San Francisco’s police code also bars people or entities in control of premises from placing or allowing items to remain on the sidewalk or street area in front of the premises if they obstruct passage. Violations under that section can carry an administrative penalty of up to $300.

San Francisco Requires Bulky Pickup to Be Scheduled

San Francisco residents can schedule bulky-item collection, but curbside furniture is not supposed to be left out as an open-ended pile. Recology says San Francisco residential customers in buildings with five units or fewer receive two curbside bulky-item collections per year at no additional charge, with up to 10 items allowed per appointment.

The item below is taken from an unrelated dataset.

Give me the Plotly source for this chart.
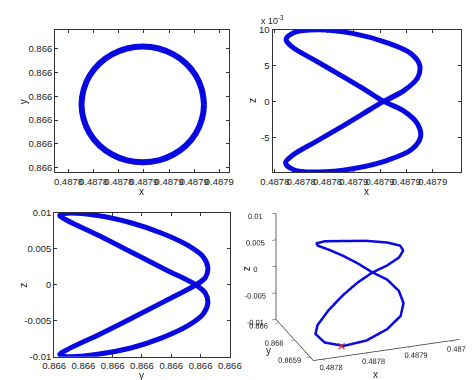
import plotly.graph_objects as go

# ---------------- data ----------------
# panel (a): x-y projection (closed loop, read every 15 degrees)
xy_x = [0.4879078, 0.4879061, 0.4879013, 0.4878935, 0.4878835, 0.4878717, 0.4878591,
        0.4878465, 0.4878347, 0.4878247, 0.4878169, 0.4878121, 0.4878104, 0.4878121,
        0.4878169, 0.4878247, 0.4878347, 0.4878465, 0.4878591, 0.4878717, 0.4878835,
        0.4878935, 0.4879013, 0.4879061, 0.4879078, 0.4879061]
xy_y = [0.8659866, 0.8659929, 0.8659988, 0.8660039, 0.8660077, 0.8660102, 0.8660110,
        0.8660102, 0.8660077, 0.8660039, 0.8659988, 0.8659929, 0.8659866, 0.8659803,
        0.8659744, 0.8659693, 0.8659655, 0.8659630, 0.8659622, 0.8659630, 0.8659655,
        0.8659693, 0.8659744, 0.8659803, 0.8659866, 0.8659929]

# panel (b): x-z projection (figure eight)
xz_x = [0.4878827, 0.4878976, 0.4879084, 0.4879101, 0.4879036, 0.4878856, 0.4878591,
        0.4878326, 0.4878146, 0.4878085, 0.4878134, 0.4878302, 0.4878495, 0.4878663,
        0.4878827, 0.4878976, 0.4879084, 0.4879108, 0.4879043, 0.4878856, 0.4878591,
        0.4878326, 0.4878146, 0.4878081, 0.4878134, 0.4878302, 0.4878495, 0.4878663,
        0.4878827, 0.4878976]
xz_z = [0.0, 0.00143, 0.00324, 0.00506, 0.00664, 0.00814, 0.00946,
        0.00996, 0.00959, 0.0086, 0.00755, 0.00574, 0.0037, 0.00188,
        0.0, -0.00129, -0.0031, -0.00492, -0.00664, -0.00819, -0.00936,
        -0.00982, -0.00955, -0.00855, -0.00751, -0.00569, -0.00365, -0.0018,
        0.0, 0.00143]

# panel (c): y-z projection
yz_y = [0.8660084, 0.8660116, 0.8660125, 0.8660109, 0.8660057, 0.8659970, 0.8659862,
        0.8659743, 0.8659645, 0.8659619, 0.8659645, 0.8659754, 0.8659873, 0.8659981,
        0.8660084, 0.8660116, 0.8660125, 0.8660109, 0.8660057, 0.8659970, 0.8659862,
        0.8659743, 0.8659645, 0.8659619, 0.8659645, 0.8659754, 0.8659873, 0.8659981,
        0.8660084, 0.8660116]
yz_z = [0.0, 0.00099, 0.00234, 0.00392, 0.0055, 0.00716, 0.00865,
        0.00969, 0.00998, 0.00969, 0.00896, 0.00685, 0.00437, 0.00212,
        0.0, -0.00112, -0.00247, -0.00405, -0.00568, -0.00734, -0.00878,
        -0.00969, -0.00998, -0.00969, -0.0090, -0.00689, -0.00446, -0.0022,
        0.0, 0.00099]

# panel (d): 3-D orbit
o_x = xz_x
o_y = [0.8660084, 0.8660014, 0.8659927, 0.8659840, 0.8659764, 0.8659687, 0.8659627,
       0.8659640, 0.8659754, 0.8659866, 0.8659942, 0.8660044, 0.8660111, 0.8660122,
       0.8660084, 0.8660024, 0.8659938, 0.8659850, 0.8659766, 0.8659687, 0.8659631,
       0.8659640, 0.8659761, 0.8659879, 0.8659957, 0.8660056, 0.8660113, 0.8660121,
       0.8660084, 0.8660014]
o_z = xz_z
start_x = [0.4878300]
start_y = [0.8659640]
start_z = [-0.00982]

# tick labels
x_ticks = [0.48780, 0.48782, 0.48784, 0.48786, 0.48788, 0.48790, 0.48792]
x_labels = ["0.4878", "0.4878", "0.4878", "0.4879", "0.4879", "0.4879", "0.4879"]
y1_ticks = [0.86596, 0.86597, 0.86598, 0.86599, 0.86600, 0.86601]
y1_labels = ["0.866"] * 6
z2_ticks = [-0.005, 0.0, 0.005, 0.01]
z2_labels = ["-5", "0", "5", "10"]
y3_ticks = [0.86596, 0.86597, 0.86598, 0.86599, 0.86600, 0.86601, 0.86602]
y3_labels = ["0.866"] * 7
z3_ticks = [-0.01, -0.005, 0.0, 0.005, 0.01]
z3_labels = ["-0.01", "-0.005", "0", "0.005", "0.01"]
x4_ticks = [0.48780, 0.48785, 0.48790, 0.48795]
x4_labels = ["0.4878", "0.4878", "0.4879", "0.4879"]
y4_ticks = [0.86595, 0.86600, 0.86605]
y4_labels = ["0.8659", "0.866", "0.866"]

# ---------------- figure ----------------
W, H = 474, 380
BLUE = "rgb(8,8,225)"
AX = "#333333"
FONT = "Arial"
FS = 9.5

fig = go.Figure()
fig.add_trace(go.Scatter(x=xy_x, y=xy_y, mode="lines", xaxis="x", yaxis="y",
                         line=dict(color=BLUE, width=6, shape="spline", smoothing=1.0)))
fig.add_trace(go.Scatter(x=xz_x, y=xz_z, mode="lines", xaxis="x2", yaxis="y2",
                         line=dict(color=BLUE, width=5, shape="spline", smoothing=1.0)))
fig.add_trace(go.Scatter(x=yz_y, y=yz_z, mode="lines", xaxis="x3", yaxis="y3",
                         line=dict(color=BLUE, width=5, shape="spline", smoothing=1.0)))
fig.add_trace(go.Scatter3d(x=o_x, y=o_y, z=o_z, mode="lines", scene="scene",
                           line=dict(color=BLUE, width=5)))
for sym in ["cross", "x"]:
    fig.add_trace(go.Scatter3d(x=start_x, y=start_y, z=start_z, mode="markers", scene="scene",
                               marker=dict(color="rgb(230,40,40)", size=1.5, symbol=sym)))


def ax2d(domain, rng, tv, tt, anchor):
    return dict(domain=domain, range=rng, tickvals=tv, ticktext=tt, anchor=anchor,
                showline=True, linecolor=AX, linewidth=1, mirror="ticks",
                ticks="inside", ticklen=3, tickcolor=AX, tickangle=0,
                showgrid=False, zeroline=False,
                tickfont=dict(size=FS, color="#222", family=FONT))


d1x = [37 / W, 220 / W]
d2x = [266 / W, 465 / W]
d3x = [36 / W, 221 / W]
dtop = [1 - 163 / H, 1 - 16 / H]
dbot = [1 - 353 / H, 1 - 205 / H]

sax = dict(showbackground=False, showgrid=False, zeroline=False, showline=True,
           linecolor=AX, linewidth=1.5, ticks="outside", ticklen=4, tickcolor=AX,
           showspikes=False, title=dict(text=""), tickangle=0,
           tickfont=dict(size=FS, color="#222", family=FONT))

fig.update_layout(
    width=W, height=H, margin=dict(l=0, r=0, t=0, b=0),
    paper_bgcolor="white", plot_bgcolor="white", showlegend=False,
    font=dict(family=FONT, size=FS, color="#222"),
    xaxis=ax2d(d1x, [0.4877894, 0.4879276], x_ticks, x_labels, "y"),
    yaxis=ax2d(dtop, [0.8659580, 0.8660182], y1_ticks, y1_labels, "x"),
    xaxis2=ax2d(d2x, [0.4877982, 0.4879419], x_ticks, x_labels, "y2"),
    yaxis2=ax2d(dtop, [-0.00986, 0.0100], z2_ticks, z2_labels, "x2"),
    xaxis3=ax2d(d3x, [0.86596, 0.86602], y3_ticks, y3_labels, "y3"),
    yaxis3=ax2d(dbot, [-0.01, 0.01], z3_ticks, z3_labels, "x3"),
    scene=dict(
        domain=dict(x=[0.5, 1.0], y=[0.02, 0.57]),
        bgcolor="rgba(0,0,0,0)",
        aspectmode="manual", aspectratio=dict(x=1.53, y=1.08, z=1.14),
        camera=dict(eye=dict(x=-0.594, y=-1.346, z=0.66), up=dict(x=0, y=0, z=1),
                    center=dict(x=-0.094, y=0.034, z=0.02),
                    projection=dict(type="orthographic")),
        xaxis=dict(sax, range=[0.487788, 0.48796], tickvals=x4_ticks, ticktext=x4_labels),
        yaxis=dict(sax, range=[0.86594, 0.86606], tickvals=y4_ticks, ticktext=y4_labels),
        zaxis=dict(sax, range=[-0.01, 0.01], tickvals=z3_ticks, ticktext=z3_labels),
    ),
)

ann = [
    (128, 183, "x", 0), (4, 90, "y", -90),
    (365, 183, "x", 0), (245, 89, "z", -90),
    (128, 372, "y", 0), (4, 279, "z", -90),
    (374, 371, "x", 0), (262, 347, "y", 0), (238, 262, "z", -90),
]
for px, py, t, ang in ann:
    fig.add_annotation(x=px / W, y=1 - py / H, xref="paper", yref="paper", text=t,
                       showarrow=False, textangle=ang, font=dict(size=10, color="#222"),
                       xanchor="center", yanchor="middle")
fig.add_annotation(x=252 / W, y=1 - 6 / H, xref="paper", yref="paper",
                   text="x 10<sup>-3</sup>", showarrow=False, xanchor="left", yanchor="middle",
                   font=dict(size=9, color="#222"))

fig.write_html("out.html")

Recology tells customers to schedule the collection first, place accepted items next to the curb without blocking the sidewalk, and attach a sign that reads “RECOLOGY.” The company’s request page also says a bulky-item request is not complete until the customer sends the request and receives confirmation.

San Francisco Public Works says leaving furniture or appliances on the sidewalk is illegal and can result in citations and fines unless there is a scheduled pickup from a licensed hauler or donation facility.

Homeowners Should Keep Sidewalks and Hydrants Clear

Before moving bulky items outside, homeowners should confirm the pickup date, accepted-item list, placement rules, labeling instructions, and collection window. Mattresses, couches, boxes, loose household goods, and broken furniture should not block the sidewalk, curb ramp, driveway, street corner, or hydrant access.

Items that can spill open, attract scavengers, or blow into the sidewalk should stay secured until the approved pickup window. If a hauler requires a sign, appointment number, or special placement, those details should be handled before anything goes to the curb.

For any homeowner cleaning out a garage, basement, rental unit, or inherited property, the safer checklist is simple: schedule first, keep the sidewalk passable, leave 5 feet around hydrants, label the pile if required, and move anything back if pickup is not confirmed.